Reflections ... Photo by Pat Bean

Reflections

Bone-chilling 25-degree temperature, which Texas’ Gulf Coast wind and humidity dropped to a real 12 degrees, had been keeping me confined to my tiny RV for days. So it was with a delirious sense of freedom that today’s 50 degrees of warmth found me at San Bernard National Wildlife Refuge. I had come with my son, Lewis, my daughter-in-law, Karen, and my grandson, Scott, for a few hours of birding.

We had barely arrived before spying a small warbler at the entrance to Bobcat Woods. I got excited when I thought it might be a Bell’s vireo, a bird I didn’t yet have on my life list. But it was a white-eyed vireo. The grayish head and yellow markings around the eye, like spectacles, confirmed the identification.

Shrugging off my disappointment, I gave myself to the joy of watching THIS bird.
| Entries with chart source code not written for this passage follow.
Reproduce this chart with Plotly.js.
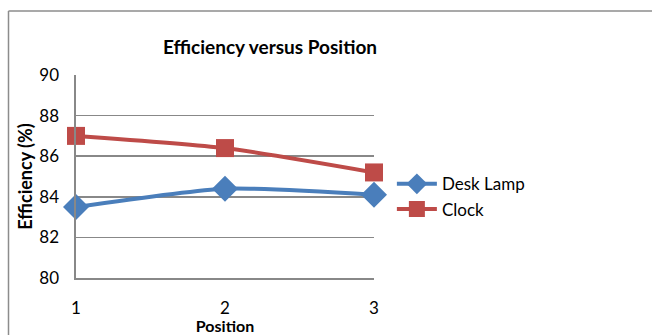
<!DOCTYPE html>
<html>
<head>
<meta charset="utf-8">
<script src="https://cdn.plot.ly/plotly-3.0.1.min.js"></script>
<style>
  html, body { margin: 0; padding: 0; background: #fff; }
  #chart { width: 652px; height: 335px; }
</style>
</head>
<body>
<div id="chart"></div>
<script>
// Efficiency measured at three positions for two loads
const positions = [1, 2, 3];
const deskLamp = [83.5, 84.4, 84.1];
const clock = [87.0, 86.4, 85.2];
const yTicks = [80, 82, 84, 86, 88, 90];

const FONT = 'Lato, "Open Sans", sans-serif';
const BLUE = '#4a7ebb';
const RED = '#be4b48';
const GRID = '#888888';

const traces = [
  {
    x: positions, y: deskLamp, name: 'Desk Lamp',
    type: 'scatter', mode: 'lines+markers', cliponaxis: false,
    line: { color: BLUE, width: 4, shape: 'spline', smoothing: 0.6 },
    marker: { symbol: 'diamond', size: 20, color: BLUE }
  },
  {
    x: positions, y: clock, name: 'Clock',
    type: 'scatter', mode: 'lines+markers', cliponaxis: false,
    line: { color: RED, width: 4, shape: 'spline', smoothing: 0.6 },
    marker: { symbol: 'square', size: 18, color: RED }
  }
];

const layout = {
  width: 652, height: 335,
  margin: { l: 76, r: 278, t: 75, b: 57 },
  paper_bgcolor: '#fff', plot_bgcolor: '#fff',
  font: { family: FONT, color: '#000', size: 17 },
  showlegend: true,
  title: {
    text: '<b>Efficiency versus Position</b>',
    font: { family: FONT, size: 19, color: '#000' },
    x: 270 / 652, xanchor: 'center', y: 1 - 47 / 335, yanchor: 'middle'
  },
  xaxis: {
    range: [1, 3], tickvals: positions, ticktext: positions.map(String),
    showgrid: false, zeroline: false,
    showline: true, linecolor: GRID, linewidth: 1.6,
    ticks: 'outside', ticklen: 14, tickcolor: 'rgba(0,0,0,0)',
    tickfont: { family: FONT, size: 17 },
    title: { text: '<b>Position</b>', font: { family: FONT, size: 16 }, standoff: 0 },
    fixedrange: true
  },
  yaxis: {
    range: [80, 90], tickvals: yTicks,
    showgrid: true, gridcolor: GRID, gridwidth: 1.6,
    zeroline: false, showline: true, linecolor: GRID, linewidth: 1.6,
    ticks: 'outside', ticklen: 12, tickcolor: 'rgba(0,0,0,0)',
    tickfont: { family: FONT, size: 17 },
    title: { text: '<b>Efficiency (%)</b>', font: { family: FONT, size: 18 }, standoff: 2 },
    fixedrange: true
  },
  legend: {
    x: 1.06, xanchor: 'left', y: 0.40, yanchor: 'middle',
    font: { family: FONT, size: 17 },
    bgcolor: 'rgba(0,0,0,0)', tracegroupgap: 0, itemwidth: 40
  },
  shapes: [
    // outer chart frame (left and top edges)
    { type: 'line', xref: 'paper', yref: 'paper',
      x0: (8.5 - 76) / 298, x1: (8.5 - 76) / 298, y0: (278 - 340) / 203, y1: (278 - 11) / 203,
      line: { color: '#8c8c8c', width: 1.5 } },
    { type: 'line', xref: 'paper', yref: 'paper',
      x0: (8.5 - 76) / 298, x1: (660 - 76) / 298, y0: (278 - 11) / 203, y1: (278 - 11) / 203,
      line: { color: '#8c8c8c', width: 1.5 } }
  ]
};

Plotly.newPlot('chart', traces, layout, { displayModeBar: false, staticPlot: true });
</script>
</body>
</html>
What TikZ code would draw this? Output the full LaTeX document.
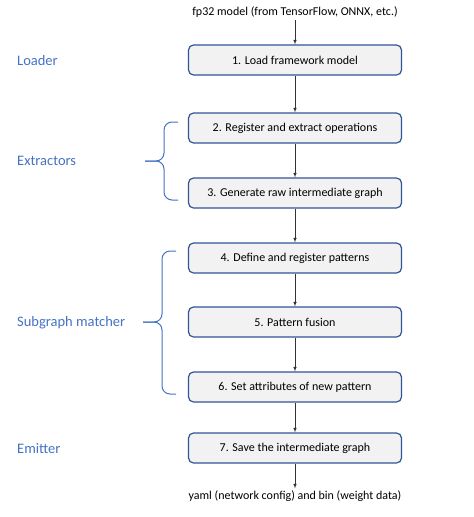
\documentclass[tikz,border=0pt]{standalone}
\usepackage{fontspec}
\setmainfont{Carlito}
\definecolor{stageblue}{HTML}{4472C4}
\definecolor{boxedge}{HTML}{2F5597}
\definecolor{boxfill}{HTML}{F2F2F2}
\tikzset{
  stepbox/.style={draw=boxedge,line width=1.2pt,fill=boxfill,rounded corners=5pt,
    minimum width=213pt,minimum height=30pt,inner sep=0pt,font=\fontsize{12}{14}\selectfont},
  iotext/.style={font=\fontsize{12}{14}\selectfont,inner sep=2pt},
  stagelabel/.style={anchor=west,text=stageblue,font=\fontsize{14.5}{17}\selectfont,inner sep=0pt},
  flow/.style={draw=black!80,-latex,line width=0.6pt},
  curly/.style={draw=stageblue,line width=1pt,rounded corners=8pt}
}
\begin{document}
\begin{tikzpicture}[x=1pt,y=-1pt]
        \useasboundingbox (0,0) rectangle (474,517);
        %% input and output
        \node[iotext] (input) at (295,12) {fp32 model (from TensorFlow, ONNX, etc.)};
        \node[iotext] (output) at (295,496) {yaml (network config) and bin (weight data)};
        %% steps
        \node[stepbox] (load) at (295,60) {1. Load framework model};
        \node[stepbox] (register) at (295,128) {2. Register and extract operations};
        \node[stepbox] (generate) at (295,193) {3. Generate raw intermediate graph};
        \node[stepbox] (define) at (295,258) {4. Define and register patterns};
        \node[stepbox] (fusion) at (295,322) {5. Pattern fusion};
        \node[stepbox] (attrs) at (295,387) {6. Set attributes of new pattern};
        \node[stepbox] (save) at (295,448) {7. Save the intermediate graph};
        %% arrows
        \draw[flow] (input) -- (load);
        \draw[flow] (load) -- (register);
        \draw[flow] (register) -- (generate);
        \draw[flow] (generate) -- (define);
        \draw[flow] (define) -- (fusion);
        \draw[flow] (fusion) -- (attrs);
        \draw[flow] (attrs) -- (save);
        \draw[flow] (save) -- (output);
        %% stage labels
        \node[stagelabel] (loader) at (17,61) {Loader};
        \node[stagelabel] (extractors) at (17,161) {Extractors};
        \node[stagelabel] (matcher) at (17,323) {Subgraph matcher};
        \node[stagelabel] (emitter) at (17,449) {Emitter};
        %% braces
        \draw[curly] (178,122) -- (164,122) -- (164,161) -- (145,161);
        \draw[curly] (178,200) -- (164,200) -- (164,161) -- (145,161);
        \draw[curly] (176,251) -- (162,251) -- (162,322) -- (143,322);
        \draw[curly] (176,394) -- (162,394) -- (162,322) -- (143,322);
    \end{tikzpicture}
\end{document}
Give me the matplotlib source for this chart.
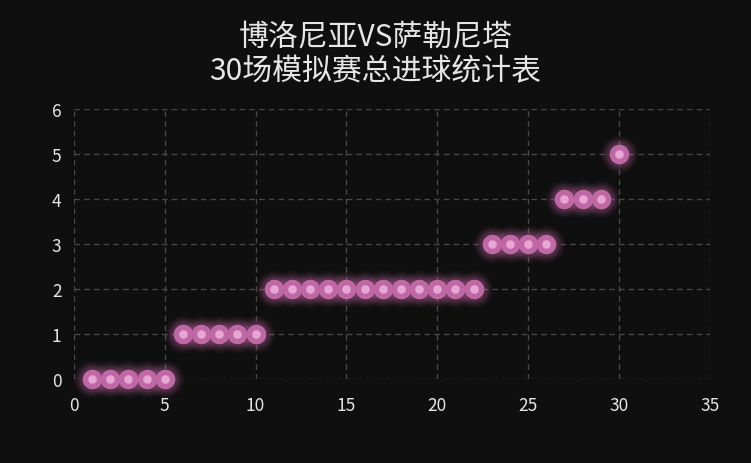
import numpy as np
import matplotlib.pyplot as plt

plt.rcParams['font.family'] = ['Noto Sans CJK SC', 'DejaVu Sans']

# match index and total goals
matches = list(range(1, 31))
goals = [0, 0, 0, 0, 0,
         1, 1, 1, 1, 1,
         2, 2, 2, 2, 2, 2, 2, 2, 2, 2, 2, 2,
         3, 3, 3, 3,
         4, 4, 4,
         5]
title = "博洛尼亚VS萨勒尼塔\n30场模拟赛总进球统计表"

bg = '#0f0f0f'
fig = plt.figure(figsize=(7.51, 4.64), dpi=100, facecolor=bg)
ax = fig.add_axes([0.0985, 0.181, 0.8465, 0.582], facecolor=bg)

# soft glow behind the points
for size, alpha in [(720, 0.05), (580, 0.07), (460, 0.10), (340, 0.14)]:
    ax.scatter(matches, goals, s=size, color='#c46ba8', alpha=alpha,
               linewidths=0, zorder=3, clip_on=False)
ax.scatter(matches, goals, s=200, color='#bf68a5', linewidths=0, zorder=4,
           clip_on=False)
ax.scatter(matches, goals, s=38, color='#e6a8d2', linewidths=0, zorder=5,
           clip_on=False)

ax.set_xlim(0, 35)
ax.set_ylim(0, 6)
ax.set_xticks(range(0, 36, 5))
ax.set_yticks(range(0, 7))
ax.grid(True, color='#474747', linestyle=(0, (4, 3)), linewidth=1)
ax.set_axisbelow(True)
for s in ax.spines.values():
    s.set_visible(False)
ax.tick_params(colors='#e6e6e6', labelsize=12.5, length=0)
ax.tick_params(axis='x', pad=12)
ax.tick_params(axis='y', pad=9)

fig.text(0.5, 1 - 54 / 464, title, color='#e6e6e6', fontsize=21.5,
         ha='center', va='center', linespacing=1.15)

plt.savefig('out.png', dpi=100, facecolor=bg)
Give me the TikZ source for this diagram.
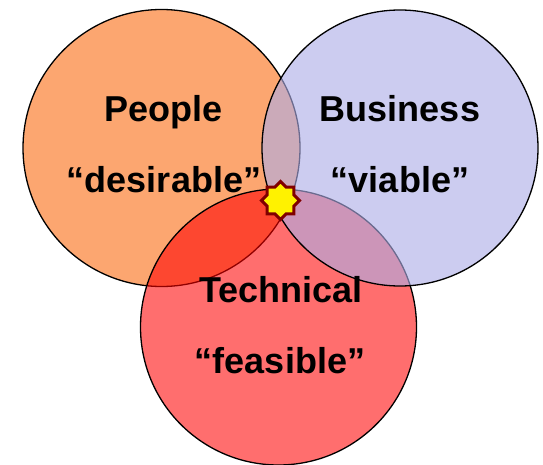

It stayed around long enough that we abandoned it before it abandoned us. I was the last to leave its presence. When I’m birding with a group, I usually distance myself from the others, either going ahead because I want a chance to see a bird before it’s startled away, or straggling behind because I need time alone with Mother Nature.

I was the straggler today.

Besides the birds – over 50 species in three hours time – I found myself marveling at the twisted limbs of live oak trees whose branches were often wider than their trunks, the delicious green of palms and short winter grasses that added color to the marsh’s seasonal grayness, reflective landscapes and clouds in pools of water that lined the boardwalk, and dripping screens of mysterious moss.

While the others made their way past the boardwalk to the reservoir, I stopped to watch butter butts (yellow-rumped warblers) play at the edge of a stream and then to study and identify a winter wren, which closely resembles a house wren. When I looked up, I could see my family waving at me to hurry and catch up.

I did, as fast as I could. But the Bell’s vireo they had been watching was no longer in sight. Of course I was disappointed. Even so, I wouldn’t have wanted to miss a moment of the time I spent in companionship with the refuge. It’s comforting mood this day had chased winter from my soul.

 Besides, said the Pollyanna who lives within me, a Bell’s vireo is still out there and eagerly waiting to make my acquaintance.